*** Given information
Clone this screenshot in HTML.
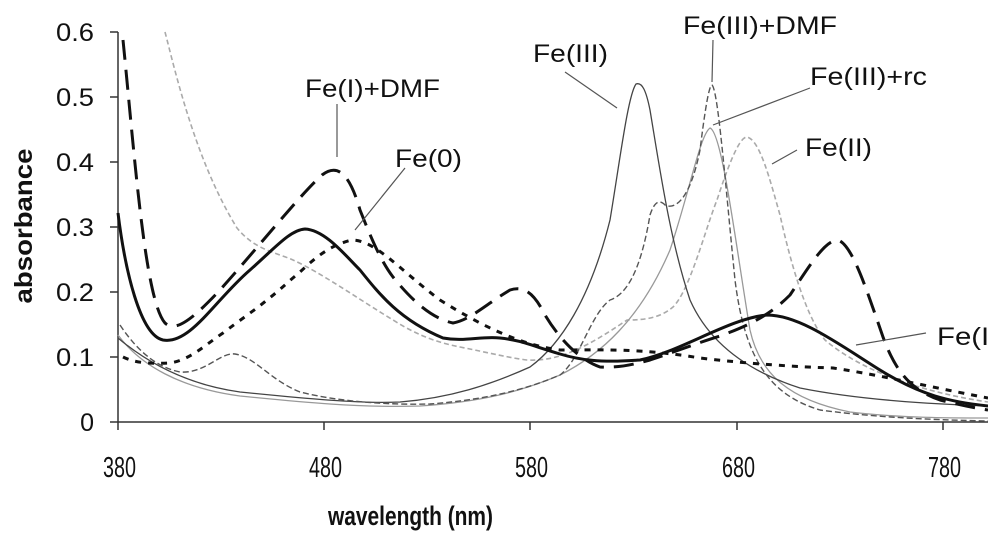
<!DOCTYPE html>
<html><head><meta charset="utf-8"><style>
html,body{margin:0;padding:0;background:#fff;width:988px;height:537px;overflow:hidden}
svg{display:block}
text{font-family:"Liberation Sans",Arial,sans-serif;fill:#111}
</style></head><body>
<svg width="988" height="537" viewBox="0 0 988 537" xmlns="http://www.w3.org/2000/svg">
<g stroke="#333" stroke-width="1.5" fill="none">
<line x1="118" y1="32" x2="118" y2="422"/>
<line x1="110" y1="422" x2="988" y2="422"/>
<line x1="110" y1="32" x2="118" y2="32"/><line x1="110" y1="97" x2="118" y2="97"/>
<line x1="110" y1="162" x2="118" y2="162"/><line x1="110" y1="227" x2="118" y2="227"/>
<line x1="110" y1="292" x2="118" y2="292"/><line x1="110" y1="357" x2="118" y2="357"/>
<line x1="118" y1="422" x2="118" y2="430"/><line x1="324" y1="422" x2="324" y2="430"/>
<line x1="530" y1="422" x2="530" y2="430"/><line x1="737" y1="422" x2="737" y2="430"/>
<line x1="943" y1="422" x2="943" y2="430"/>
</g>
<g font-size="25" text-anchor="end">
<text x="94" y="41" textLength="38" lengthAdjust="spacingAndGlyphs">0.6</text>
<text x="94" y="106" textLength="38" lengthAdjust="spacingAndGlyphs">0.5</text>
<text x="94" y="171" textLength="38" lengthAdjust="spacingAndGlyphs">0.4</text>
<text x="94" y="236" textLength="38" lengthAdjust="spacingAndGlyphs">0.3</text>
<text x="94" y="301" textLength="38" lengthAdjust="spacingAndGlyphs">0.2</text>
<text x="94" y="366" textLength="38" lengthAdjust="spacingAndGlyphs">0.1</text>
<text x="94" y="431">0</text>
</g>
<g font-size="29">
<text x="103" y="477" textLength="33" lengthAdjust="spacingAndGlyphs">380</text>
<text x="309" y="477" textLength="33" lengthAdjust="spacingAndGlyphs">480</text>
<text x="515" y="477" textLength="33" lengthAdjust="spacingAndGlyphs">580</text>
<text x="722" y="477" textLength="33" lengthAdjust="spacingAndGlyphs">680</text>
<text x="928" y="477" textLength="33" lengthAdjust="spacingAndGlyphs">780</text>
</g>
<text x="328" y="525" font-size="27" font-weight="bold" textLength="165" lengthAdjust="spacingAndGlyphs">wavelength (nm)</text>
<text transform="translate(32,226) rotate(-90)" font-size="25" font-weight="bold" text-anchor="middle" textLength="155" lengthAdjust="spacingAndGlyphs">absorbance</text>

<g fill="none" stroke-linejoin="round" stroke-linecap="butt">
<path stroke="#aaa" stroke-width="1.6" stroke-dasharray="5,3" d="M165,32 C175,70 195,160 237,228 C255,250 275,252 293,260 C320,272 360,300 393,320 C420,337 440,343 460,347 C490,353 510,358 527,360 C560,362 590,345 627,320 C645,320 660,318 673,307 C690,290 705,230 717,200 C730,160 740,137 747,137 C760,140 770,180 780,215 C790,260 805,315 825,340 C860,370 920,392 988,402"/>
<path stroke="#999" stroke-width="1.3" d="M118,335 C140,365 180,388 240,396 C300,402 360,408 420,406 C480,402 520,392 560,375 C600,355 640,320 670,250 C690,190 700,135 710,128 C722,132 735,240 750,330 C760,375 790,400 850,412 C900,418 950,418 988,418"/>
<path stroke="#444" stroke-width="1.3" d="M118,338 C150,365 190,385 240,392 C300,398 360,404 400,402 C450,398 490,385 530,367 C560,345 590,300 610,220 C620,160 628,95 636,84 C642,82 646,90 650,110 C660,170 670,240 690,300 C710,345 750,372 800,388 C860,400 930,404 988,406"/>
<path stroke="#555" stroke-width="1.4" stroke-dasharray="6,3" d="M120,325 C140,355 160,368 180,372 C205,374 220,352 235,354 C255,357 270,380 300,392 C340,402 390,405 430,404 C480,400 520,392 560,375 C580,360 590,315 610,300 C625,295 640,275 650,215 C655,200 660,200 665,205 C675,210 690,200 700,150 C705,110 709,85 712,85 C718,90 725,180 735,280 C745,360 770,395 820,410 C880,418 940,420 988,421"/>
<path stroke="#111" stroke-width="3" stroke-dasharray="6,7" d="M123,357 C135,363 150,364 170,363 C190,360 205,345 223,333 C240,320 255,310 267,300 C280,290 290,280 300,272 C315,258 330,245 352,240 C375,240 400,270 440,300 C480,325 520,345 560,350 C600,350 640,348 700,358 C750,364 800,367 833,368 C880,375 920,385 988,398"/>
<path stroke="#111" stroke-width="3" stroke-dasharray="20,10" d="M123,40 C135,160 145,300 165,323 C175,332 190,322 220,290 C260,245 300,195 322,175 C335,165 348,168 360,210 C370,235 380,260 393,277 C410,298 430,318 453,323 C470,320 485,305 510,290 C525,285 535,295 545,315 C560,340 580,360 600,367 C620,368 635,364 650,360 C680,350 700,342 720,336 C750,325 770,315 790,295 C810,265 825,240 838,240 C852,245 865,285 883,337 C895,370 910,390 940,400 C960,405 975,408 988,410"/>
<path stroke="#111" stroke-width="3" d="M118,213 C125,270 140,335 163,340 C190,345 215,300 250,270 C275,248 290,230 305,229 C325,230 345,255 360,270 C380,295 400,320 443,338 C465,342 480,336 500,338 C520,340 530,345 560,354 C580,360 600,363 640,360 C680,352 730,318 767,315 C800,315 840,345 880,370 C920,395 950,402 988,406"/>
</g>
<g stroke="#555" stroke-width="1.2">
<line x1="337" y1="104" x2="337" y2="157"/>
<line x1="405" y1="168" x2="355" y2="230"/>
<line x1="565" y1="72" x2="617" y2="108"/>
<line x1="713" y1="40" x2="712" y2="82"/>
<line x1="810" y1="88" x2="713" y2="125"/>
<line x1="797" y1="150" x2="772" y2="164"/>
<line x1="926" y1="333" x2="856" y2="345"/>
</g>
<g font-size="25">
<text x="305" y="97" textLength="135" lengthAdjust="spacingAndGlyphs">Fe(I)+DMF</text>
<text x="395" y="167" textLength="67" lengthAdjust="spacingAndGlyphs">Fe(0)</text>
<text x="533" y="62" textLength="75" lengthAdjust="spacingAndGlyphs">Fe(III)</text>
<text x="683" y="34" textLength="154" lengthAdjust="spacingAndGlyphs">Fe(III)+DMF</text>
<text x="810" y="85" textLength="117" lengthAdjust="spacingAndGlyphs">Fe(III)+rc</text>
<text x="805" y="156" textLength="67" lengthAdjust="spacingAndGlyphs">Fe(II)</text>
<text x="937" y="345" textLength="62" lengthAdjust="spacingAndGlyphs">Fe(I)</text>
</g>
</svg>
</body></html>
******
_Short exercise_
Without the pictures, retype the whole of the material above exactly.

_Finished answer_
Clone this screenshot in HTML.
<!DOCTYPE html>
<html><head><meta charset="utf-8"><style>
html,body{margin:0;padding:0;background:#fff;width:988px;height:537px;overflow:hidden}
svg{display:block}
text{font-family:"Liberation Sans",Arial,sans-serif;fill:#111}
</style></head><body>
<svg width="988" height="537" viewBox="0 0 988 537" xmlns="http://www.w3.org/2000/svg">
<g stroke="#333" stroke-width="1.5" fill="none">
<line x1="118" y1="32" x2="118" y2="422"/>
<line x1="110" y1="422" x2="988" y2="422"/>
<line x1="110" y1="32" x2="118" y2="32"/><line x1="110" y1="97" x2="118" y2="97"/>
<line x1="110" y1="162" x2="118" y2="162"/><line x1="110" y1="227" x2="118" y2="227"/>
<line x1="110" y1="292" x2="118" y2="292"/><line x1="110" y1="357" x2="118" y2="357"/>
<line x1="118" y1="422" x2="118" y2="430"/><line x1="324" y1="422" x2="324" y2="430"/>
<line x1="530" y1="422" x2="530" y2="430"/><line x1="737" y1="422" x2="737" y2="430"/>
<line x1="943" y1="422" x2="943" y2="430"/>
</g>
<g font-size="25" text-anchor="end">
<text x="94" y="41" textLength="38" lengthAdjust="spacingAndGlyphs">0.6</text>
<text x="94" y="106" textLength="38" lengthAdjust="spacingAndGlyphs">0.5</text>
<text x="94" y="171" textLength="38" lengthAdjust="spacingAndGlyphs">0.4</text>
<text x="94" y="236" textLength="38" lengthAdjust="spacingAndGlyphs">0.3</text>
<text x="94" y="301" textLength="38" lengthAdjust="spacingAndGlyphs">0.2</text>
<text x="94" y="366" textLength="38" lengthAdjust="spacingAndGlyphs">0.1</text>
<text x="94" y="431">0</text>
</g>
<g font-size="29">
<text x="103" y="477" textLength="33" lengthAdjust="spacingAndGlyphs">380</text>
<text x="309" y="477" textLength="33" lengthAdjust="spacingAndGlyphs">480</text>
<text x="515" y="477" textLength="33" lengthAdjust="spacingAndGlyphs">580</text>
<text x="722" y="477" textLength="33" lengthAdjust="spacingAndGlyphs">680</text>
<text x="928" y="477" textLength="33" lengthAdjust="spacingAndGlyphs">780</text>
</g>
<text x="328" y="525" font-size="27" font-weight="bold" textLength="165" lengthAdjust="spacingAndGlyphs">wavelength (nm)</text>
<text transform="translate(32,226) rotate(-90)" font-size="25" font-weight="bold" text-anchor="middle" textLength="155" lengthAdjust="spacingAndGlyphs">absorbance</text>

<g fill="none" stroke-linejoin="round" stroke-linecap="butt">
<path stroke="#aaa" stroke-width="1.6" stroke-dasharray="5,3" d="M165,32 C175,70 195,160 237,228 C255,250 275,252 293,260 C320,272 360,300 393,320 C420,337 440,343 460,347 C490,353 510,358 527,360 C560,362 590,345 627,320 C645,320 660,318 673,307 C690,290 705,230 717,200 C730,160 740,137 747,137 C760,140 770,180 780,215 C790,260 805,315 825,340 C860,370 920,392 988,402"/>
<path stroke="#999" stroke-width="1.3" d="M118,335 C140,365 180,388 240,396 C300,402 360,408 420,406 C480,402 520,392 560,375 C600,355 640,320 670,250 C690,190 700,135 710,128 C722,132 735,240 750,330 C760,375 790,400 850,412 C900,418 950,418 988,418"/>
<path stroke="#444" stroke-width="1.3" d="M118,338 C150,365 190,385 240,392 C300,398 360,404 400,402 C450,398 490,385 530,367 C560,345 590,300 610,220 C620,160 628,95 636,84 C642,82 646,90 650,110 C660,170 670,240 690,300 C710,345 750,372 800,388 C860,400 930,404 988,406"/>
<path stroke="#555" stroke-width="1.4" stroke-dasharray="6,3" d="M120,325 C140,355 160,368 180,372 C205,374 220,352 235,354 C255,357 270,380 300,392 C340,402 390,405 430,404 C480,400 520,392 560,375 C580,360 590,315 610,300 C625,295 640,275 650,215 C655,200 660,200 665,205 C675,210 690,200 700,150 C705,110 709,85 712,85 C718,90 725,180 735,280 C745,360 770,395 820,410 C880,418 940,420 988,421"/>
<path stroke="#111" stroke-width="3" stroke-dasharray="6,7" d="M123,357 C135,363 150,364 170,363 C190,360 205,345 223,333 C240,320 255,310 267,300 C280,290 290,280 300,272 C315,258 330,245 352,240 C375,240 400,270 440,300 C480,325 520,345 560,350 C600,350 640,348 700,358 C750,364 800,367 833,368 C880,375 920,385 988,398"/>
<path stroke="#111" stroke-width="3" stroke-dasharray="20,10" d="M123,40 C135,160 145,300 165,323 C175,332 190,322 220,290 C260,245 300,195 322,175 C335,165 348,168 360,210 C370,235 380,260 393,277 C410,298 430,318 453,323 C470,320 485,305 510,290 C525,285 535,295 545,315 C560,340 580,360 600,367 C620,368 635,364 650,360 C680,350 700,342 720,336 C750,325 770,315 790,295 C810,265 825,240 838,240 C852,245 865,285 883,337 C895,370 910,390 940,400 C960,405 975,408 988,410"/>
<path stroke="#111" stroke-width="3" d="M118,213 C125,270 140,335 163,340 C190,345 215,300 250,270 C275,248 290,230 305,229 C325,230 345,255 360,270 C380,295 400,320 443,338 C465,342 480,336 500,338 C520,340 530,345 560,354 C580,360 600,363 640,360 C680,352 730,318 767,315 C800,315 840,345 880,370 C920,395 950,402 988,406"/>
</g>
<g stroke="#555" stroke-width="1.2">
<line x1="337" y1="104" x2="337" y2="157"/>
<line x1="405" y1="168" x2="355" y2="230"/>
<line x1="565" y1="72" x2="617" y2="108"/>
<line x1="713" y1="40" x2="712" y2="82"/>
<line x1="810" y1="88" x2="713" y2="125"/>
<line x1="797" y1="150" x2="772" y2="164"/>
<line x1="926" y1="333" x2="856" y2="345"/>
</g>
<g font-size="25">
<text x="305" y="97" textLength="135" lengthAdjust="spacingAndGlyphs">Fe(I)+DMF</text>
<text x="395" y="167" textLength="67" lengthAdjust="spacingAndGlyphs">Fe(0)</text>
<text x="533" y="62" textLength="75" lengthAdjust="spacingAndGlyphs">Fe(III)</text>
<text x="683" y="34" textLength="154" lengthAdjust="spacingAndGlyphs">Fe(III)+DMF</text>
<text x="810" y="85" textLength="117" lengthAdjust="spacingAndGlyphs">Fe(III)+rc</text>
<text x="805" y="156" textLength="67" lengthAdjust="spacingAndGlyphs">Fe(II)</text>
<text x="937" y="345" textLength="62" lengthAdjust="spacingAndGlyphs">Fe(I)</text>
</g>
</svg>
</body></html>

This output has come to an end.